The exhibition, which is set to run from June 6 to October 11, 2026, will be titled “Van Gogh’s Sunflowers: A Symphony in Blue and Yellow”. It will feature the PAM’s Sunflowers (1889), with its distinct turquoise background, and the artist’s original iteration of the subject Sunflowers (1888), with the better-known yellow background.

The exhibition is part of an ongoing collaboration between the two institutions. The PAM loaned its Sunflowers to the National Gallery last year for an show, marking the first time the work had left the museum since its acquisition in 1963. The National Gallery Sunflowers, which it acquired in 1924, has only traveled abroad four times.

A PAM spokesperson told TAN that the exhibition “will bring together two Sunflower paintings, considering how the artist used color and brushwork to different expressive effects.”

At the National Gallery exhibition, titled “Van Gogh: Poets and Lovers”, the two paintings hung in a triptych arrangement with the artist’s 1889 portrait Lullaby: Madame Augustine Roulin Rocking a Cradle (La Berceuse), now owned by the Museum of Fine Arts, Boston, hanging the middle.

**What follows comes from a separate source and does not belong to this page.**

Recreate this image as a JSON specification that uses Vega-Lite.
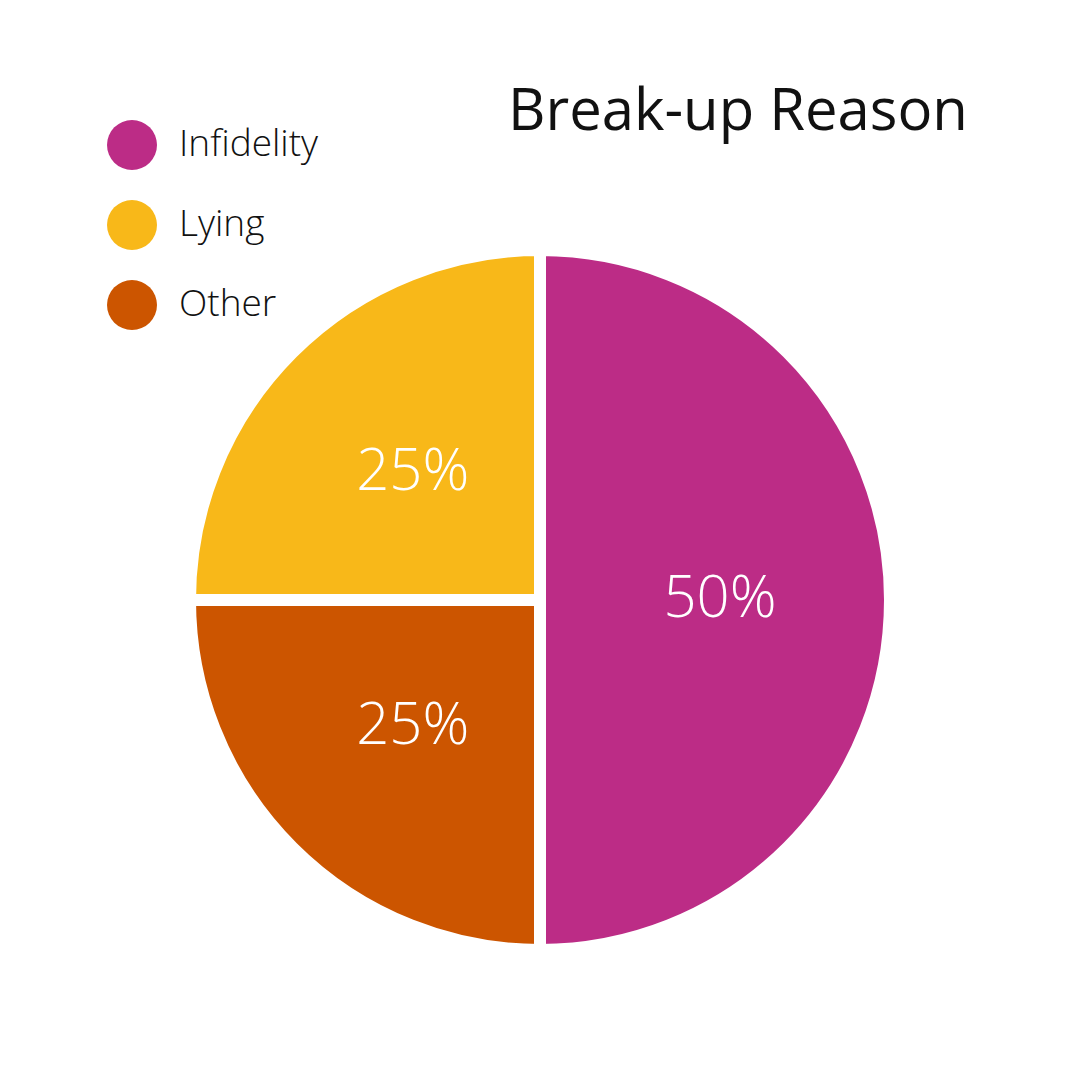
{
  "$schema": "https://vega.github.io/schema/vega-lite/v6.json",
  "autosize": "none",
  "width": 1080,
  "height": 1200,
  "padding": 0,
  "background": "white",
  "title": {
    "text": "Break-up Reason",
    "anchor": "start",
    "frame": "group",
    "orient": "top",
    "baseline": "alphabetic",
    "offset": 0,
    "dx": 508,
    "dy": 188,
    "font": "Open Sans",
    "fontSize": 58,
    "fontWeight": 400,
    "color": "#111111"
  },
  "data": {
    "values": [
      {"reason": "Infidelity", "share": 0.5, "seq": 1},
      {"reason": "Other", "share": 0.25, "seq": 2},
      {"reason": "Lying", "share": 0.25, "seq": 3}
    ]
  },
  "encoding": {
    "theta": {"field": "share", "type": "quantitative", "stack": true},
    "order": {"field": "seq", "type": "quantitative"},
    "color": {
      "field": "reason",
      "type": "nominal",
      "scale": {
        "domain": ["Infidelity", "Lying", "Other"],
        "range": ["#BC2C86", "#F8B819", "#CC5500"]
      },
      "legend": {
        "title": null,
        "orient": "none",
        "legendX": 107,
        "legendY": 120,
        "symbolType": "circle",
        "symbolSize": 2500,
        "symbolStrokeWidth": 0,
        "labelFont": "Open Sans",
        "labelFontWeight": 300,
        "labelFontSize": 37,
        "labelColor": "#111111",
        "labelOffset": 22,
        "rowPadding": 30
      }
    }
  },
  "layer": [
    {
      "mark": {"type": "arc", "outerRadius": 350, "stroke": "white", "strokeWidth": 12}
    },
    {
      "mark": {
        "type": "text",
        "radius": 180,
        "font": "Open Sans",
        "fontWeight": 300,
        "fontSize": 58,
        "fill": "white"
      },
      "encoding": {
        "text": {"field": "share", "type": "quantitative", "format": ".0%"},
        "color": {"value": "white"}
      }
    }
  ],
  "config": {"view": {"stroke": null}}
}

The display was one that was originally conceived of by van Gogh, according to the National Gallery.

Ahead of that exhibition, the PAM Sunflowers was reframed, ditching an ornate frame that it had likely had for a century, according to TAN. The museum opted for a simpler frame similar to the one the National Gallery had put on its Sunflowers in 1999.

The news of the PAM exhibition comes days after the museum’s director was terminated for “cause” by the museum’s board of trustees, according to a report by Philadelphia Magazine. Though it is not entirely clear what that cause was, it has been widely reported that the decision was likely related to the museum’s controversial rebranding, which include a new identity and a name change: the Philadelphia Museum of Art would now be known as the Philadelphia Art Museum.